> [WHAT YOU HAVE TO DO]: Your task is to give the listing below back word for word, pictures excluded.

=== MATERIAL FOR THIS EXERCISE ===

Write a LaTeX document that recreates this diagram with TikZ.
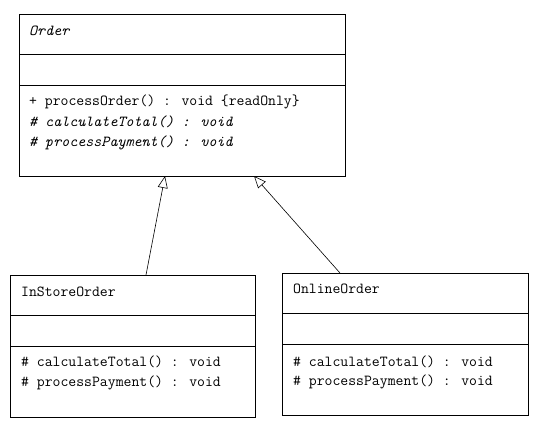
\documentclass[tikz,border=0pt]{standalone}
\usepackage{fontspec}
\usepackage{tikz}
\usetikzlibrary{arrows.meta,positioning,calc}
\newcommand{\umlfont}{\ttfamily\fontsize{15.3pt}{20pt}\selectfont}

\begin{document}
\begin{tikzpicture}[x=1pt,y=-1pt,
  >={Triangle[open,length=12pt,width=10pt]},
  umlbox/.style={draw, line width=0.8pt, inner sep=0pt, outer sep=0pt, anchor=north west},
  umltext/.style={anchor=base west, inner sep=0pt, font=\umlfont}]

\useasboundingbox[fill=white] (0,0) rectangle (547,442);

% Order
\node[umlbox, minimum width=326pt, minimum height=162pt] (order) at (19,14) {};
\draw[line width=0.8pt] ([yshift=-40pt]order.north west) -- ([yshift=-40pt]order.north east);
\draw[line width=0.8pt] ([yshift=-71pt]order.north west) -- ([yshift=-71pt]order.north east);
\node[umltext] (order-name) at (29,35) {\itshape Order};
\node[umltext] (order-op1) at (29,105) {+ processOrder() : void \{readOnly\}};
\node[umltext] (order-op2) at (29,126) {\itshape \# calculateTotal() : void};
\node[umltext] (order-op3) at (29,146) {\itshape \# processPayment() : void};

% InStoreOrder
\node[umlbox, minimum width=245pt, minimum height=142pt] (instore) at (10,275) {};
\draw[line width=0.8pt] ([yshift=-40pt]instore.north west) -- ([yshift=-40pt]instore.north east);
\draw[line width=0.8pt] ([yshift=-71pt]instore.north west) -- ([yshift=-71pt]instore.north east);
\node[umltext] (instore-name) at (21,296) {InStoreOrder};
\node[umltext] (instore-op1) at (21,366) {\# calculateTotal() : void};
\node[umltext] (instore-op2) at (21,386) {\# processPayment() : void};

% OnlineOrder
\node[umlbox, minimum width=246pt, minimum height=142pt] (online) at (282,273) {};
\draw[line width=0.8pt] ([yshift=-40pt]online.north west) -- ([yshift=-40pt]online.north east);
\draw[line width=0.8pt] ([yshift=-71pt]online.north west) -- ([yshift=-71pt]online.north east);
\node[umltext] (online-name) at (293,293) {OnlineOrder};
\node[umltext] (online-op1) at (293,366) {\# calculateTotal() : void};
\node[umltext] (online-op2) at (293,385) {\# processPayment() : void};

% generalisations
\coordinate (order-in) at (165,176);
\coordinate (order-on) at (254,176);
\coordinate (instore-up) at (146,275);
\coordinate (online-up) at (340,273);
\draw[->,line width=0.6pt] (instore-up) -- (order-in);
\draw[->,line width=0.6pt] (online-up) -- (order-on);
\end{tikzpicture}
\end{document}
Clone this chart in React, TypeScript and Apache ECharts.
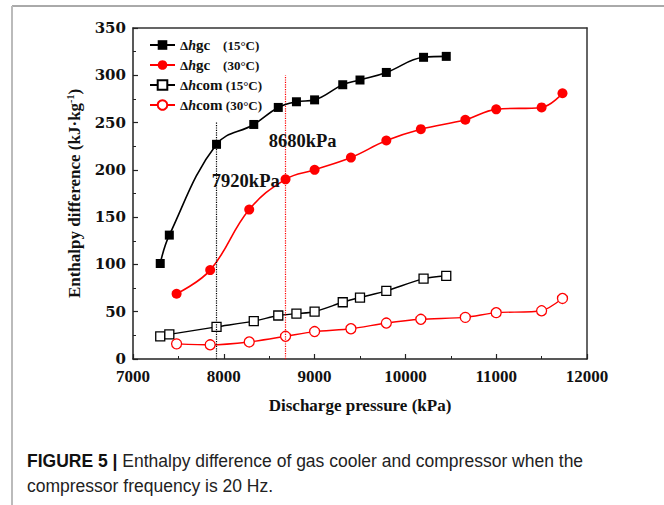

===

> [OUTPUT FOR THIS TASK]:
Write a LaTeX document that recreates this diagram with TikZ.
\documentclass[tikz,border=0pt]{standalone}
\usepackage{fontspec}
\usepackage{tikz}
\usetikzlibrary{arrows.meta,positioning,calc}
\newcommand{\umlfont}{\ttfamily\fontsize{15.3pt}{20pt}\selectfont}

\begin{document}
\begin{tikzpicture}[x=1pt,y=-1pt,
  >={Triangle[open,length=12pt,width=10pt]},
  umlbox/.style={draw, line width=0.8pt, inner sep=0pt, outer sep=0pt, anchor=north west},
  umltext/.style={anchor=base west, inner sep=0pt, font=\umlfont}]

\useasboundingbox[fill=white] (0,0) rectangle (547,442);

% Order
\node[umlbox, minimum width=326pt, minimum height=162pt] (order) at (19,14) {};
\draw[line width=0.8pt] ([yshift=-40pt]order.north west) -- ([yshift=-40pt]order.north east);
\draw[line width=0.8pt] ([yshift=-71pt]order.north west) -- ([yshift=-71pt]order.north east);
\node[umltext] (order-name) at (29,35) {\itshape Order};
\node[umltext] (order-op1) at (29,105) {+ processOrder() : void \{readOnly\}};
\node[umltext] (order-op2) at (29,126) {\itshape \# calculateTotal() : void};
\node[umltext] (order-op3) at (29,146) {\itshape \# processPayment() : void};

% InStoreOrder
\node[umlbox, minimum width=245pt, minimum height=142pt] (instore) at (10,275) {};
\draw[line width=0.8pt] ([yshift=-40pt]instore.north west) -- ([yshift=-40pt]instore.north east);
\draw[line width=0.8pt] ([yshift=-71pt]instore.north west) -- ([yshift=-71pt]instore.north east);
\node[umltext] (instore-name) at (21,296) {InStoreOrder};
\node[umltext] (instore-op1) at (21,366) {\# calculateTotal() : void};
\node[umltext] (instore-op2) at (21,386) {\# processPayment() : void};

% OnlineOrder
\node[umlbox, minimum width=246pt, minimum height=142pt] (online) at (282,273) {};
\draw[line width=0.8pt] ([yshift=-40pt]online.north west) -- ([yshift=-40pt]online.north east);
\draw[line width=0.8pt] ([yshift=-71pt]online.north west) -- ([yshift=-71pt]online.north east);
\node[umltext] (online-name) at (293,293) {OnlineOrder};
\node[umltext] (online-op1) at (293,366) {\# calculateTotal() : void};
\node[umltext] (online-op2) at (293,385) {\# processPayment() : void};

% generalisations
\coordinate (order-in) at (165,176);
\coordinate (order-on) at (254,176);
\coordinate (instore-up) at (146,275);
\coordinate (online-up) at (340,273);
\draw[->,line width=0.6pt] (instore-up) -- (order-in);
\draw[->,line width=0.6pt] (online-up) -- (order-on);
\end{tikzpicture}
\end{document}
Clone this chart in React, TypeScript and Apache ECharts.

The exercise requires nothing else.